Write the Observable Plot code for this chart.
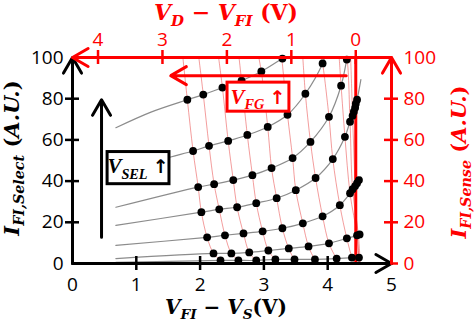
<!DOCTYPE html>
<html>
<head>
<meta charset="utf-8">
<script src="https://cdn.jsdelivr.net/npm/d3@7"></script>
<script src="https://cdn.jsdelivr.net/npm/@observablehq/plot@0.6"></script>
<style>
html,body{margin:0;padding:0;background:#fff;}
#chart svg{display:block;}
</style>
</head>
<body>
<div id="chart"></div>
<script>
// ---- axes / ticks ----
const xDomain = [0, 5];
const yDomain = [0, 100];
const xTickLabels = [0, 1, 2, 3, 4, 5];
const xTickMarks = [1, 2, 3, 4];
const yTickLabels = [0, 20, 40, 60, 80, 100];
const yTickMarksLeft = [20, 40, 60, 80];
const yTickMarksRight = [0, 20, 40, 60, 80];
const topTickLabels = [4, 3, 2, 1, 0];          // V_D − V_FI (V)
const topOffset = 4.44, topSlope = 1.01;        // V_FI − V_S = topOffset − topSlope·(V_D − V_FI)
const vdBoundary = [0];                         // V_D − V_FI = 0

// ---- select characteristics (grey), [V_FI − V_S, I] ----
const selA = [[0.68,65.9],[1.23,73.5],[1.80,79.5],[2.05,82.0],[2.35,85.4],[2.65,88.8],[2.96,93.2],[3.29,99.5],[3.32,100]];
const selB = [[0.68,44.4],[1.54,51.7],[1.89,54.6],[2.14,57.1],[2.44,59.5],[2.74,62.4],[3.06,66.3],[3.37,72.2],[3.65,82.4],[3.92,97.1],[3.95,100]];
const selC = [[0.68,27.3],[1.97,37.1],[2.22,38.5],[2.52,40.5],[2.82,42.9],[3.12,46.3],[3.45,51.2],[3.73,59.0],[4.02,71.2],[4.21,86.3],[4.30,99.0],[4.31,100]];
const selD = [[0.68,18.5],[2.02,24.9],[2.30,26.3],[2.58,27.3],[2.88,29.3],[3.20,31.7],[3.50,35.6],[3.81,41.5],[4.08,50.7],[4.27,61.5],[4.35,68.8],[4.41,73.7],[4.46,79.5],[4.52,89.3]];
const selE = [[0.68,8.8],[2.11,12.7],[2.39,13.7],[2.68,14.6],[2.98,15.6],[3.29,17.1],[3.61,19.5],[3.92,22.9],[4.19,28.3],[4.35,34.1],[4.43,37.6],[4.49,40.5],[4.52,42.0]];
const selF = [[0.68,2.4],[2.21,4.9],[2.49,4.9],[2.77,5.4],[3.07,6.3],[3.39,7.3],[3.70,8.3],[4.02,9.8],[4.30,12.2],[4.46,13.7],[4.52,15.1]];
const selG = [[0.68,0.5],[2.32,1.5],[2.60,1.5],[2.88,1.5],[3.18,2.0],[3.48,2.0],[3.80,2.0],[4.14,2.4],[4.38,2.9],[4.50,2.9]];

// ---- sense characteristics (red), [V_FI − V_S, I] ----
const sense1  = [[1.73,100],[1.80,79.5],[1.89,54.6],[1.97,37.1],[2.02,24.9],[2.11,12.7],[2.21,4.9],[2.32,1.5],[2.40,0]];
const sense2  = [[1.98,100],[2.05,82.0],[2.14,57.1],[2.22,38.5],[2.30,26.3],[2.39,13.7],[2.49,4.9],[2.60,1.5],[2.68,0]];
const sense3  = [[2.29,100],[2.35,85.4],[2.44,59.5],[2.52,40.5],[2.58,27.3],[2.68,14.6],[2.77,5.4],[2.88,1.5],[2.96,0]];
const sense4  = [[2.61,100],[2.65,88.8],[2.74,62.4],[2.82,42.9],[2.88,29.3],[2.98,15.6],[3.07,6.3],[3.18,2.0],[3.26,0]];
const sense5  = [[2.92,100],[2.96,93.2],[3.06,66.3],[3.12,46.3],[3.20,31.7],[3.29,17.1],[3.39,7.3],[3.48,2.0],[3.56,0]];
const sense6  = [[3.28,100],[3.37,72.2],[3.45,51.2],[3.50,35.6],[3.61,19.5],[3.70,8.3],[3.80,2.0],[3.87,0]];
const sense7  = [[3.61,100],[3.65,82.4],[3.73,59.0],[3.81,41.5],[3.92,22.9],[4.02,9.8],[4.14,2.4],[4.20,0]];
const sense8  = [[3.90,100],[3.92,97.1],[4.02,71.2],[4.08,50.7],[4.19,28.3],[4.30,12.2],[4.38,2.9],[4.42,0]];
const sense9  = [[4.18,100],[4.21,86.3],[4.27,61.5],[4.35,34.1],[4.46,13.7],[4.49,2.9],[4.50,0]];
const sense10 = [[4.28,100],[4.30,99.0],[4.35,68.8],[4.39,36.1],[4.48,14.1],[4.51,0]];
const sense11 = [[4.36,100],[4.39,71.7],[4.43,37.6],[4.47,10.0],[4.49,0]];

// ---- operating points (black dots), [V_FI − V_S, I] ----
const dotsA = [[1.80,79.5],[2.05,82.0],[2.35,85.4],[2.65,88.8],[2.96,93.2],[3.29,99.5]];
const dotsB = [[1.89,54.6],[2.14,57.1],[2.44,59.5],[2.74,62.4],[3.06,66.3],[3.37,72.2],[3.65,82.4],[3.92,97.1]];
const dotsC = [[1.97,37.1],[2.22,38.5],[2.52,40.5],[2.82,42.9],[3.12,46.3],[3.45,51.2],[3.73,59.0],[4.02,71.2],[4.21,86.3],[4.30,99.0]];
const dotsD = [[2.02,24.9],[2.30,26.3],[2.58,27.3],[2.88,29.3],[3.20,31.7],[3.50,35.6],[3.81,41.5],[4.08,50.7],[4.27,61.5],[4.35,68.8],[4.39,71.7],[4.41,73.7],[4.43,75.6],[4.44,77.6],[4.46,79.5]];
const dotsE = [[2.11,12.7],[2.39,13.7],[2.68,14.6],[2.98,15.6],[3.29,17.1],[3.61,19.5],[3.92,22.9],[4.19,28.3],[4.35,34.1],[4.39,36.1],[4.43,37.6],[4.46,39.0],[4.49,40.5]];
const dotsF = [[2.21,4.9],[2.49,4.9],[2.77,5.4],[3.07,6.3],[3.39,7.3],[3.70,8.3],[4.02,9.8],[4.30,12.2],[4.46,13.7],[4.50,14.1]];
const dotsG = [[2.32,1.5],[2.60,1.5],[2.88,1.5],[3.18,2.0],[3.48,2.0],[3.80,2.0],[4.14,2.4],[4.38,2.9],[4.49,2.9]];

// ---- annotations (data coordinates) ----
const selArrow = {x: 0.455, y1: 12.7, y2: 79.5};
const selBox = {x1: 0.55, x2: 1.52, y1: 38.5, y2: 54.1};
const selText = {x: 1.035, y: 43.6};
const fgArrow = {x1: 4.29, x2: 1.54, y: 91.2};
const fgBox = {x1: 2.43, x2: 3.40, y1: 73.7, y2: 87.8};
const fgText = {x: 2.915, y: 77.3};

const RED = "#ff0000";
const toRows = (arrs, key) => arrs.flatMap((a, k) => a.map(([x, y]) => ({x, y, id: key + k})));
const selectRows = toRows([selA, selB, selC, selD, selE, selF, selG], "s");
const senseRows = toRows([sense1, sense2, sense3, sense4, sense5, sense6, sense7, sense8, sense9, sense10, sense11], "r");
const dotRows = toRows([dotsA, dotsB, dotsC, dotsD, dotsE, dotsF, dotsG], "d");
const vd2x = v => topOffset - topSlope * v;

const chart = Plot.plot({
  width: 474, height: 322,
  marginLeft: 72, marginRight: 83, marginTop: 57, marginBottom: 59,
  x: {domain: xDomain},
  y: {domain: yDomain},
  style: {fontFamily: "'Open Sans', sans-serif", fontSize: "19px", background: "#fff", overflow: "visible"},
  marks: [
    Plot.line(senseRows, {x: "x", y: "y", z: "id", curve: "catmull-rom", stroke: "#e53030", strokeWidth: 0.8, strokeOpacity: 0.6}),
    Plot.ruleX(vdBoundary, {x: vd2x, y1: yDomain[0], y2: yDomain[1], stroke: RED, strokeWidth: 3}),
    Plot.line(selectRows, {x: "x", y: "y", z: "id", curve: "catmull-rom", stroke: "#8c8c8c", strokeWidth: 1.2}),
    Plot.dot(dotRows, {x: "x", y: "y", r: 3.9, fill: "#000"}),
    // annotations
    Plot.arrow([selArrow], {x1: "x", y1: "y1", x2: "x", y2: "y2", stroke: "#000", strokeWidth: 3, headLength: 9}),
    Plot.rect([selBox], {x1: "x1", x2: "x2", y1: "y1", y2: "y2", fill: "#fff", stroke: "#000", strokeWidth: 3}),
    Plot.arrow([fgArrow], {x1: "x1", y1: "y", x2: "x2", y2: "y", stroke: RED, strokeWidth: 3, headLength: 9}),
    Plot.rect([fgBox], {x1: "x1", x2: "x2", y1: "y1", y2: "y2", fill: "#fff", stroke: RED, strokeWidth: 3}),
    // tick marks (crossing the axis lines)
    Plot.ruleX(xTickMarks, {x: d => d, y1: yDomain[0], y2: yDomain[0], insetTop: -7, insetBottom: -7, stroke: "#000", strokeWidth: 2.5}),
    Plot.ruleX(topTickLabels, {x: vd2x, y1: yDomain[1], y2: yDomain[1], insetTop: -7, insetBottom: -7, stroke: RED, strokeWidth: 2.5}),
    Plot.ruleY(yTickMarksLeft, {y: d => d, x1: xDomain[0], x2: xDomain[0], insetLeft: -7, insetRight: -7, stroke: "#000", strokeWidth: 2.5}),
    Plot.ruleY(yTickMarksRight, {y: d => d, x1: xDomain[1], x2: xDomain[1], insetLeft: -7, insetRight: -7, stroke: RED, strokeWidth: 2.5}),
    // axis lines with arrowheads
    Plot.arrow([0], {x1: xDomain[0], y1: yDomain[0], x2: xDomain[1], y2: yDomain[0], stroke: "#000", strokeWidth: 3, headLength: 9}),
    Plot.arrow([0], {x1: xDomain[0], y1: yDomain[0], x2: xDomain[0], y2: yDomain[1], stroke: "#000", strokeWidth: 3, headLength: 9}),
    Plot.arrow([0], {x1: xDomain[1], y1: yDomain[0], x2: xDomain[1], y2: yDomain[1], stroke: RED, strokeWidth: 3, headLength: 9}),
    Plot.arrow([0], {x1: xDomain[1], y1: yDomain[1], x2: xDomain[0], y2: yDomain[1], stroke: RED, strokeWidth: 3, headLength: 9}),
    // tick labels
    Plot.axisX({anchor: "bottom", ticks: xTickLabels, tickFormat: d => d, tickSize: 0, tickPadding: 14}),
    Plot.axisY({anchor: "left", ticks: yTickLabels, tickFormat: d => d, tickSize: 0, tickPadding: 9}),
    Plot.axisY({anchor: "right", ticks: yTickLabels, tickFormat: d => d, tickSize: 0, tickPadding: 12, color: RED}),
    Plot.axisX({anchor: "top", ticks: topTickLabels.map(vd2x), tickFormat: x => Math.round((topOffset - x) / topSlope), tickSize: 0, tickPadding: 12, color: RED})
  ]
});
document.getElementById("chart").appendChild(chart);

// rich text (subscripts) for titles and annotation labels
const svg = d3.select(chart);
const sx = chart.scale("x").apply, sy = chart.scale("y").apply;
function rich(parts, {x, y, rotate = 0, fill = "#000", size = 22, anchor = "middle", font = "'DejaVu Serif', serif"}) {
  const t = svg.append("text")
    .attr("transform", `translate(${x},${y}) rotate(${rotate})`)
    .attr("text-anchor", anchor).attr("fill", fill)
    .attr("font-family", font).attr("font-weight", "bold")
    .attr("font-size", size);
  let shift = 0;
  for (const [txt, style] of parts) {
    const sub = style.includes("s"), it = style.includes("i"), arrow = style.includes("a");
    const target = sub ? size * 0.26 : 0;
    const s = t.append("tspan").text(txt).attr("dy", target - shift)
      .attr("font-size", sub ? size * 0.68 : size)
      .attr("font-style", it ? "italic" : "normal");
    if (arrow) s.attr("font-family", "'DejaVu Sans', sans-serif").attr("font-size", size * 0.9);
    shift = target;
  }
  return t;
}
rich([["V","i"],["D","is"],[" − ",""],["V","i"],["FI","is"],[" (V)",""]], {x: 226, y: 20, fill: RED});
rich([["V","i"],["FI","is"],[" − ",""],["V","i"],["S","is"],["(V)",""]], {x: 226, y: 314, size: 20});
rich([["I","i"],["FI,Select","is"],[" (",""],["A.U.","i"],[")",""]], {x: 19, y: 158, rotate: -90, size: 21});
rich([["I","i"],["FI,Sense","is"],[" (",""],["A.U.","i"],[")",""]], {x: 466, y: 162, rotate: -90, fill: RED, size: 21});
const annFont = "'Liberation Serif', serif";
rich([["V","i"],["SEL","is"],[" ",""],["↑","a"]], {x: sx(selText.x), y: sy(selText.y), size: 21, font: annFont});
rich([["V","i"],["FG","is"],[" ",""],["↑","a"]], {x: sx(fgText.x), y: sy(fgText.y), size: 21, fill: RED, font: annFont});
</script>
</body>
</html>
*-*-*
Exactly reproduce the run of lines from the start of the listing through the line with "const vdBoundary = [0];", inclusive; pictures are not copied.

Reply to the exercise.
Write the Observable Plot code for this chart.
<!DOCTYPE html>
<html>
<head>
<meta charset="utf-8">
<script src="https://cdn.jsdelivr.net/npm/d3@7"></script>
<script src="https://cdn.jsdelivr.net/npm/@observablehq/plot@0.6"></script>
<style>
html,body{margin:0;padding:0;background:#fff;}
#chart svg{display:block;}
</style>
</head>
<body>
<div id="chart"></div>
<script>
// ---- axes / ticks ----
const xDomain = [0, 5];
const yDomain = [0, 100];
const xTickLabels = [0, 1, 2, 3, 4, 5];
const xTickMarks = [1, 2, 3, 4];
const yTickLabels = [0, 20, 40, 60, 80, 100];
const yTickMarksLeft = [20, 40, 60, 80];
const yTickMarksRight = [0, 20, 40, 60, 80];
const topTickLabels = [4, 3, 2, 1, 0];          // V_D − V_FI (V)
const topOffset = 4.44, topSlope = 1.01;        // V_FI − V_S = topOffset − topSlope·(V_D − V_FI)
const vdBoundary = [0];                         // V_D − V_FI = 0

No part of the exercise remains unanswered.